The most impactful application is linking management compensation directly to the EVA metric. This EVA-based management system ensures that executives are incentivized to increase the spread between the operating return and the cost of capital. Tying bonuses to EVA minimizes the agency problem, fostering a direct alignment between management’s financial rewards and the creation of shareholder wealth.
EVA is superior to traditional accounting measures like Net Income and Earnings Per Share (EPS) because it corrects a flaw in GAAP reporting. Traditional accounting only treats the cost of debt (interest expense) as a deductible business expense, but it completely ignores the cost associated with utilizing shareholder equity. This omission means that a company can report a substantial Net Income and positive EPS while simultaneously destroying economic value.
An investor’s capital is not free; it carries an opportunity cost and a risk-adjusted required return.

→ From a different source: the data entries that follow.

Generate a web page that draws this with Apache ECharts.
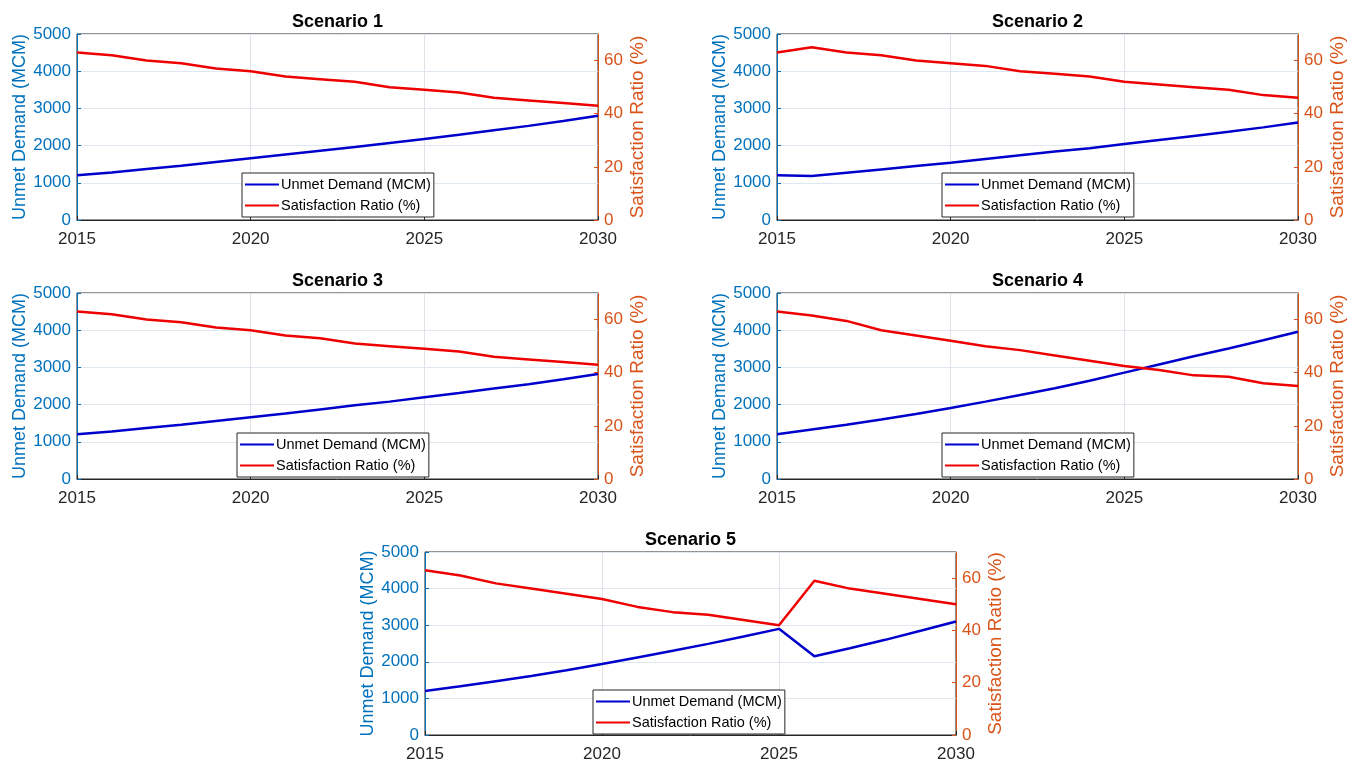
<!DOCTYPE html>
<html>
<head>
<meta charset="UTF-8">
<title>Scenarios</title>
<style>
  html, body { margin: 0; padding: 0; background: #fff; }
  #chart { width: 1359px; height: 767px; }
</style>
</head>
<body>
<div id="chart"></div>
<script src="https://cdn.jsdelivr.net/npm/echarts@6/dist/echarts.min.js"></script>
<script>
// years on the x axis
var years = [2015, 2016, 2017, 2018, 2019, 2020, 2021, 2022, 2023, 2024, 2025, 2026, 2027, 2028, 2029, 2030];
var titles = ['Scenario 1', 'Scenario 2', 'Scenario 3', 'Scenario 4', 'Scenario 5'];
var ratioTicks = [0, 20, 40, 60];

// unmet demand (MCM)
var unmet1 = [1200, 1280, 1370, 1460, 1560, 1660, 1760, 1860, 1960, 2070, 2180, 2290, 2410, 2530, 2660, 2800];
var unmet2 = [1200, 1180, 1270, 1360, 1450, 1540, 1640, 1740, 1840, 1930, 2040, 2150, 2260, 2370, 2490, 2620];
var unmet3 = [1200, 1280, 1370, 1460, 1560, 1660, 1760, 1870, 1980, 2080, 2200, 2310, 2430, 2550, 2680, 2820];
var unmet4 = [1200, 1330, 1460, 1600, 1750, 1910, 2080, 2260, 2440, 2640, 2860, 3080, 3300, 3510, 3730, 3960];
var unmet5 = [1200, 1330, 1470, 1610, 1770, 1940, 2120, 2300, 2490, 2690, 2900, 2150, 2370, 2600, 2850, 3100];

// satisfaction ratio (%)
var ratio1 = [63, 62, 60, 59, 57, 56, 54, 53, 52, 50, 49, 48, 46, 45, 44, 43];
var ratio2 = [63, 65, 63, 62, 60, 59, 58, 56, 55, 54, 52, 51, 50, 49, 47, 46];
var ratio3 = [63, 62, 60, 59, 57, 56, 54, 53, 51, 50, 49, 48, 46, 45, 44, 43];
var ratio4 = [63, 61.5, 59.5, 56, 54, 52, 50, 48.5, 46.5, 44.5, 42.5, 41, 39, 38.5, 36, 35];
var ratio5 = [63, 61, 58, 56, 54, 52, 49, 47, 46, 44, 42, 59, 56, 54, 52, 50];

var unmetAll = [unmet1, unmet2, unmet3, unmet4, unmet5];
var ratioAll = [ratio1, ratio2, ratio3, ratio4, ratio5];

// panel boxes [left, top, width, height] and legend spots [left, top]
var boxes = [[77, 34, 521, 186], [777, 34, 521, 186], [77, 293, 521, 186], [777, 293, 521, 186], [425, 552, 531, 183]];
var legendPos = [[242, 173], [942, 173], [237, 433], [942, 433], [593, 690]];

var font = 'Liberation Sans, Arial, sans-serif';
var blue = '#0072BD', orange = '#D95319';
var plain = function (v) { return String(v); };

var grid = [], xAxis = [], yAxis = [], series = [], title = [], legend = [];

for (var i = 0; i < 5; i++) {
  var b = boxes[i];
  grid.push({ left: b[0], top: b[1], width: b[2], height: b[3], show: true, borderColor: '#262626', borderWidth: 1 });
  title.push({
    text: titles[i], left: b[0] + b[2] / 2 - 5, top: b[1] - 26, textAlign: 'center',
    textStyle: { fontFamily: font, fontSize: 18, fontWeight: 'bold', color: '#000' }
  });
  xAxis.push({
    type: 'value', gridIndex: i, min: 2015, max: 2030, interval: 5,
    axisLine: { lineStyle: { color: '#262626' } },
    axisTick: { inside: true, length: 4, lineStyle: { color: '#262626' } },
    axisLabel: { fontFamily: font, fontSize: 17, color: '#262626', margin: 11, formatter: plain },
    splitLine: { show: true, lineStyle: { color: '#dfe3e8' } }
  });
  yAxis.push({
    type: 'value', gridIndex: i, min: 0, max: 5000, interval: 1000, position: 'left',
    name: 'Unmet Demand (MCM)', nameLocation: 'middle', nameGap: 45,
    nameTextStyle: { fontFamily: font, fontSize: 18, color: blue },
    axisLine: { show: true, lineStyle: { color: blue, width: 1 } },
    axisTick: { inside: true, length: 4, lineStyle: { color: blue } },
    axisLabel: { fontFamily: font, fontSize: 17, color: blue, margin: 6, formatter: plain },
    splitLine: { show: true, lineStyle: { color: '#dfe8f0' } }
  });
  yAxis.push({
    type: 'value', gridIndex: i, min: 0, max: 70, position: 'right',
    name: 'Satisfaction Ratio (%)', nameLocation: 'middle', nameGap: 30, nameRotate: 90,
    nameTextStyle: { fontFamily: font, fontSize: 19, color: orange },
    axisLine: { show: true, lineStyle: { color: orange, width: 1 } },
    axisTick: { inside: true, length: 4, lineStyle: { color: orange }, customValues: ratioTicks },
    axisLabel: { fontFamily: font, fontSize: 17, color: orange, margin: 6, customValues: ratioTicks },
    splitLine: { show: false }
  });
  series.push({
    name: 'Unmet Demand (MCM)', type: 'line', xAxisIndex: i, yAxisIndex: 2 * i,
    data: years.map(function (y, k) { return [y, unmetAll[i][k]]; }),
    symbol: 'none', lineStyle: { color: '#0000CC', width: 2.5 }, itemStyle: { color: '#0000CC' },
    z: 3
  });
  series.push({
    name: 'Satisfaction Ratio (%)', type: 'line', xAxisIndex: i, yAxisIndex: 2 * i + 1,
    data: years.map(function (y, k) { return [y, ratioAll[i][k]]; }),
    symbol: 'none', lineStyle: { color: '#EE0000', width: 2.5 }, itemStyle: { color: '#EE0000' },
    z: 3
  });
  legend.push({
    orient: 'vertical', left: legendPos[i][0], top: legendPos[i][1],
    data: ['Unmet Demand (MCM)', 'Satisfaction Ratio (%)'],
    backgroundColor: '#fff', borderColor: '#262626', borderWidth: 1, borderRadius: 0,
    padding: [4, 3, 4, 3], itemGap: 6, itemWidth: 34, itemHeight: 16,
    icon: 'path://M0,7 L34,7 L34,9 L0,9 Z',
    textStyle: { fontFamily: font, fontSize: 14.5, color: '#000', padding: [0, 0, 0, -3] },
    selectedMode: false, z: 10
  });
}

var myChart = echarts.init(document.getElementById('chart'));
myChart.setOption({
  animation: false,
  title: title,
  legend: legend,
  grid: grid,
  xAxis: xAxis,
  yAxis: yAxis,
  series: series
});
</script>
</body>
</html>
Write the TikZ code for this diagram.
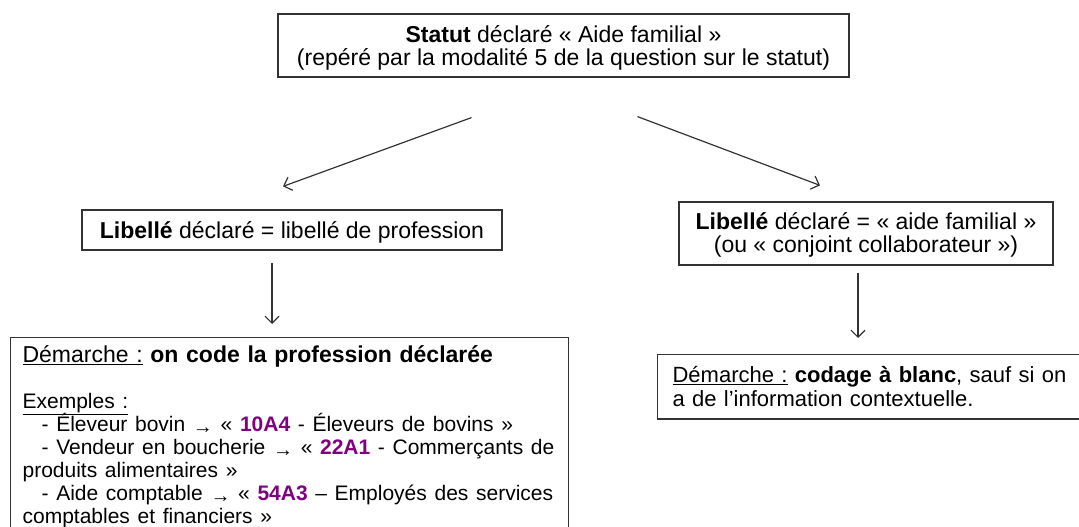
\documentclass[tikz,border=0pt]{standalone}
\usepackage{fontspec}
\setmainfont{Liberation Sans}
\usetikzlibrary{arrows.meta}
\definecolor{codepurple}{RGB}{128,0,128}
\newcommand{\code}[1]{\textcolor{codepurple}{\textbf{#1}}}
\newcommand{\fl}{\raisebox{-2pt}{\fontsize{20}{20}\selectfont →}}
\newcommand{\soul}[1]{\smash{\underline{#1}}}

\begin{document}
\begin{tikzpicture}[x=1pt,y=-1pt,
  box/.style={draw=black!80, line width=1.2pt, fill=white, font=\fontsize{23}{23}\selectfont},
  arr/.style={draw=black!80, line width=1.2pt, -{Straight Barb[length=7pt,width=14pt]}}]
\useasboundingbox (0,0) rectangle (1079,527);
\clip (0,0) rectangle (1079,527);

% boite du haut
\node [box, align=center, inner ysep=2pt, minimum width=571pt, minimum height=63pt] (statut) at (563.5,45.5)
  {\rule{0pt}{22pt}\textbf{Statut} déclaré «~Aide familial~»\\(repéré par la modalité 5 de la question sur le statut)};

% deux cas
\node [box, inner ysep=2pt, text height=21pt, minimum width=420pt, minimum height=40pt] (libprof) at (292,230)
  {\textbf{Libellé} déclaré = libellé de profession};
\node [box, align=center, inner ysep=2pt, minimum width=374pt, minimum height=63pt] (libaide) at (866,233.5)
  {\rule{0pt}{20.5pt}\textbf{Libellé} déclaré = «~aide familial~»\\(ou «~conjoint collaborateur~»)};

% demarches
\node [box, anchor=north west, align=left, text width=534pt, inner xsep=12pt, inner ysep=8pt] (demprof) at (10,337)
  {\soul{Démarche :} \textbf{on code la profession déclarée}\\[23pt]
   \fontsize{21}{23}\selectfont
   \soul{Exemples :}\\
   \hspace*{19pt}- Éleveur bovin \fl{} «~\code{10A4} - Éleveurs de bovins~»\\
   \hspace*{19pt}- Vendeur en boucherie \fl{} «~\code{22A1} - Commerçants de\\
   produits alimentaires~»\\
   \hspace*{19pt}- Aide comptable \fl{} «~\code{54A3} – Employés des services\\
   comptables et financiers~»\\ \mbox{}};
\node [box, anchor=north west, align=left, text width=440pt, inner xsep=15pt, inner ysep=12pt,
  font=\fontsize{22}{24}\selectfont] (demaide) at (657,354)
  {\soul{Démarche :} \textbf{codage à blanc}, sauf si on\\a de l’information contextuelle.};

% fleches
\draw [arr] ([shift={(-92,40)}]statut.south) -- ([shift={(-9,-23)}]libprof.north);
\draw [arr] ([shift={(74,39)}]statut.south) -- ([shift={(-46,-16)}]libaide.north);
\draw [arr] ([shift={(-20,12)}]libprof.south) -- ([shift={(-20,-13)}]demprof.north -| libprof.south);
\draw [arr] ([shift={(-8,7)}]libaide.south) -- ([shift={(-8,-16)}]demaide.north -| libaide.south);
\end{tikzpicture}
\end{document}
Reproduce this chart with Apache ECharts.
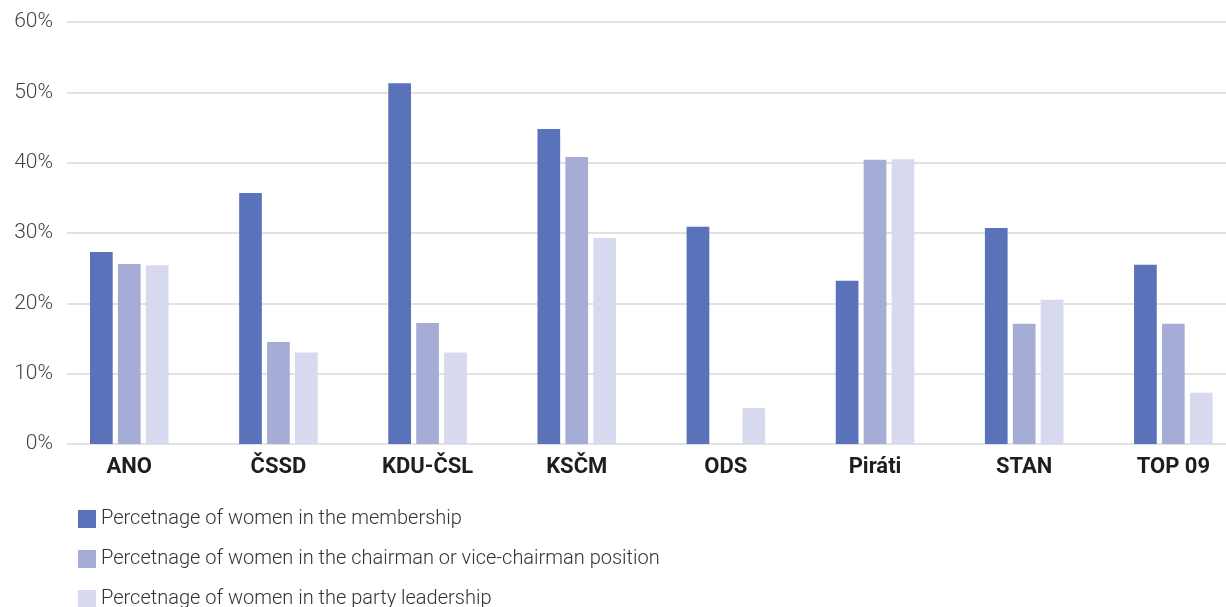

EVA explicitly incorporates this cost of equity through the WACC component.
The difference lies in the definition of profitability: traditional metrics measure accounting profit, whereas EVA measures economic profit. Accounting profit can be misleading because it may simply represent a return that is less than the opportunity cost of the capital employed.
For example, a company with $10 million in Net Income and $500 million in Invested Capital at a 10% WACC has a $50 million Capital Charge. This situation results in a negative EVA of $40 million, despite the positive Net Income. EVA correctly identifies this company as a value destroyer because its $10 million profit is insufficient to cover the $50 million economic cost of its financing.
EVA forces management to focus on earning a return that exceeds the market’s required rate. This rigorous standard makes EVA a preferred metric for sophisticated investors and corporate finance professionals.